Intervention de Mgr Ghaleb Moussa Abdalla BADER, Archevêque d'Alger (ALGÉRIE)
Vu sa petite réalité, notre Église est appelée chaque jour et à chaque instant à la
rencontre de l'autre, du différent ... au point que notre Église a presque fait de
la rencontre sa mission spécifique dans ces pays, et se définit même comme "l'Église
de la rencontre". Dans cette rencontre de l'autre commence et se construit jour après
jour un dialogue spontané, gratuit, sincère et très constructif. Dans le quotidien,
ce dialogue se fait simple présence, simple partage.

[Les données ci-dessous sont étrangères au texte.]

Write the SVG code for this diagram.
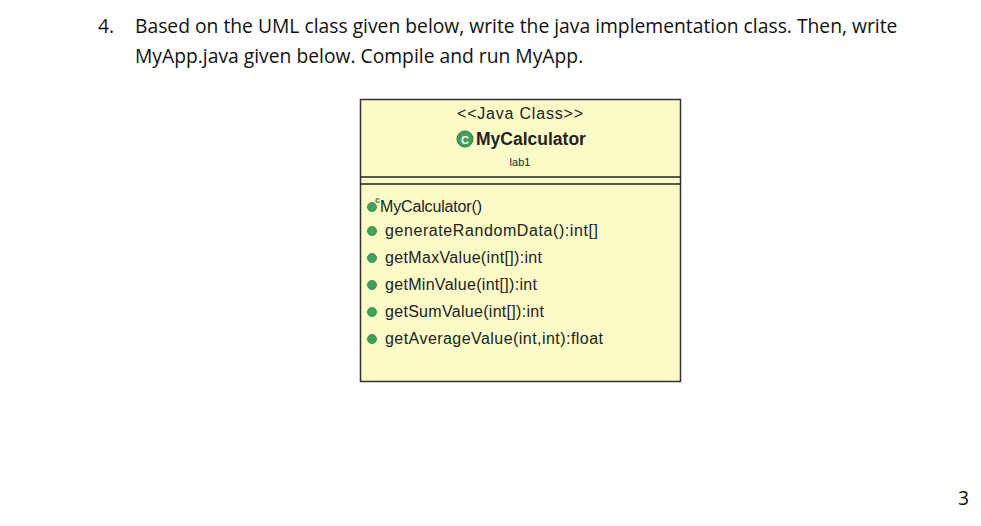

Il se traduit concrètement par
des services gratuits suscités par rien d'autre que l'amour du prochain et la recherche
de répondre aux besoins de ceux avec qui on est en dialogue. Dialoguer dans le quotidien
veut dire vivre, travailler, cheminer, chercher ensemble, donner et recevoir et parfois
se réjouir et souffrir ensemble. Dans ce dialogue quotidien tombent et disparaissent
beaucoup de préjugés, de peurs, de craintes, de malentendus, d'ignorances et de fausses
conceptions, et se construisent une connaissance et une confiance réciproques, souvent
nécessaires pour assainir les rapports entre les croyants et entre les religions elles
mêmes. Nos Églises ont la conscience d'avoir et de vivre une mission prophétique,
celle de préparer et de créer pour aujourd'hui et pour demain un climat pour un dialogue
plus serein.
Ce dialogue est le meilleur témoignage que nos Églises puissent
donner de la foi, et il est souvent plus efficace que l'annonce directe de la Bonne
Nouvelle. Nous sommes heureux de constater que ce dialogue est accepté et est hautement
apprécié par nos gens parce que gratuit et sincère, et il commence même à donner de
bons fruits Ce dialogue est fondamental pour la vie de nos chrétiens et pour la
paix civile dans tous nos pays. En effet, si le dialogue officiel vient à manquer,
cela peut créer tout au plus une crise dans les rapports officiels réciproques, mais
si le dialogue au quotidien vient à manquer, c'est beaucoup plus grave, parce que
c'est la paix, la vie et l'existence même de ces groupes qui sont remises en question. L'expérience
de nos Églises du Maghreb nous apprend que le vrai dialogue commence avec les petits
détails de la vie quotidienne, le dialogue qui ne veut pas s'annoncer comme tel mais
qui se veut une simple présence, un simple service ... Le vrai dialogue se fait là
où se trouvent les hommes, avec leurs joies et leurs soucis, leurs questions bien
terre à terre de la vie quotidienne, ainsi que leurs questions sur des thèmes fondamentaux
regardant la vie et la destinée de l'homme. Le dialogue a besoin d'éducation.
Or le dialogue de la vie est la meilleure éducation et la meilleure école pour apprendre
à connaître et à respecter l'autre et pour collaborer ensemble.